Capitò così: mi accinsi a radere tranquillamente, insaponai con destrezza, affilai il rasoio sulla cinghia, lo addolcii sul palmo della mano. Io sono un buon barbiere. Non ho mai scorticato nessuno! Inoltre quell’uomo non aveva neppure una barba molto fitta. Però aveva i brufoli. Riconosco che quel foruncoletto non aveva niente di particolare. Ma a me danno fastidio; mi danno ai nervi, mi rimescolano il sangue. Urtai il primo senza alcun inconveniente: il secondo sanguinò alla base. Non so che mi accadde a quel punto, ma credo che fu una cosa naturale: allargai la ferita e poi, senza poterci far nulla, con una rasoiata gli tagliai la testa.

Delitto no. 9
Lo uccisi perché ero sicuro che nessuno mi vedeva.

Delitto no. 10
Cominciò a mescolare il caffelatte col cucchiaino. Il liquido arrivava fino all’orlo, sollevato dall’azione violenta dell’utensile in alluminio. Il bicchiere era ordinario, il bar scadente, il cucchiaino opaco e consumato dall’uso. Si udiva il rumore del metallo contro il vetro. Tin, tin, tin, tin. E il caffelatte girava e rigirava, con un gorgo nel mezzo. Un Maelstrom. Io ero seduto di fronte. Il bar era affollato. L’uomo continuava a girare e rigirare, immobile e sorridente, e mi guardava. Qualcosa mi si rivoltava dentro. Lo guardai in un modo tale che si sentì in obbligo di giustificarsi:”Lo zucchero non si è ancora sciolto”… Per dimostrarmelo dette dei colpetti sul fondo del bicchiere. Subito riprese con rinnovata energia a mescolare metodicamente il beveraggio. Gira e rigira, senza fermarsi mai, e il rumore del cucchiaino sul bordo del vetro. Tan, tan, tan. Di seguito, di seguito, senza posa, eternamente. Gira, e gira, e gira, e rigira… Mi guardò sorridente. Fu allora che estrassi la pistola e sparai.

Libri, idee regalo: Edizioni Sellerio (novità del mese)

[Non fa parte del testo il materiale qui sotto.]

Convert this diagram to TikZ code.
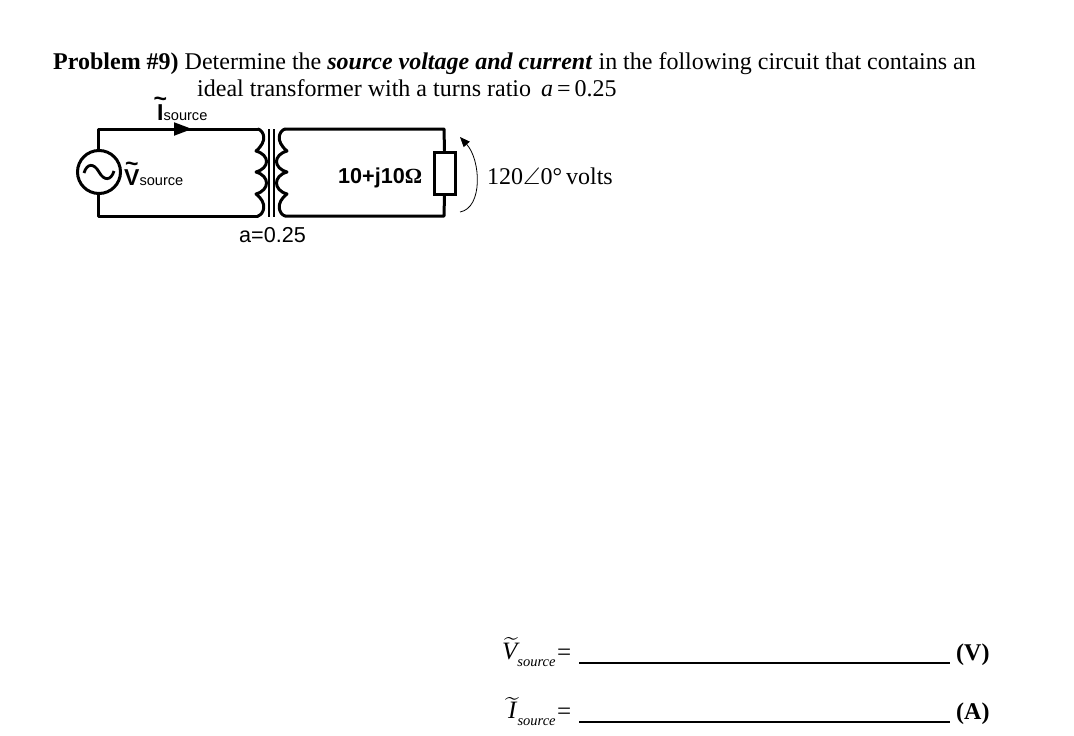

Nell'immagine Max Aub (foto tratta da clio.rediris.es)

8 commenti:

Anonimo ha detto...

Lo uccisi perchè nessuno mi vedeva.
Rende l'idea del mondo in cui viviamo. L'importante è che gli altri non ci vedano trasgredire, poi possiamo dare sfogo ai nostri istinti!

Anonimo ha detto...

Il delitto no. 10 mi da proprio l'impressione di un uomo schiacciato dalla realtà, talmente esasperato da trasformare un piccolo fastidio in un motivo per uccidere! Voglio dire, chi di noi in un bar (o in un altro tipo di ritrovo pubblico) non è mai stato disturbato dal comportamento degli altri? Nessuno, credo! In una mente già provata ed esasperata per altre ragioni (magari il lavoro o la famiglia) basta una piccola scintilla per fare esplodere una tragedia!
Se ci pensate è terribile!

Anonimo ha detto...

A me ha colpito molto il numero 8 perchè l'assassino stava facendo un lavoro che gli piaceva, quindi doveva essere di sicuro tranquillo. Forse è stata la vista del sangue a farlo impazzire.

Ciao a tutti!!!!!!!
Un bacioneeee....

Anonimo ha detto...

So di essere impopolare dicendo questo, comunque credo che se un assassino non capisce di avere commesso una atrocità non è recuperabile! Mi chiedo che senso ha tenerlo in carcere per 10 o 15 anni (magari anche meno, visti i riti abbrevviati e l'indulto) sapendo che quando uscirà tornerà probabilmente ad uccidere?
Come ho già detto in passato in casi del genere andrebbe considerata la possibilità di riattivare la pena capitale!

GuruKonK ha detto...

Tutti i vostri commenti sono sinceramente notevoli! Mi complimento con voi, si vede proprio che avete riflettuto sul post e questa per me è una bella soddisfazione!
Grazie, grazie, grazie!

Anonimo ha detto...

Come la prima serie anche questi omicidi sono sconvolgenti!

Anonimo ha detto...

Per me è il 9 il più impressionante perchè è nato dal nulla.

Gli altri cercano almeno di dare una giustificazione anche stupida all'omicidio.

Invece il 9 non ha nessuna ragione.

Ciao a tuttiiii........

Anonimo ha detto...

Ciao a tutti,
ma é veramente così importante capire perché una persona ne ha uccisa un'altra?!
Esiste una motivazione in grado di giustificare un simile gesto?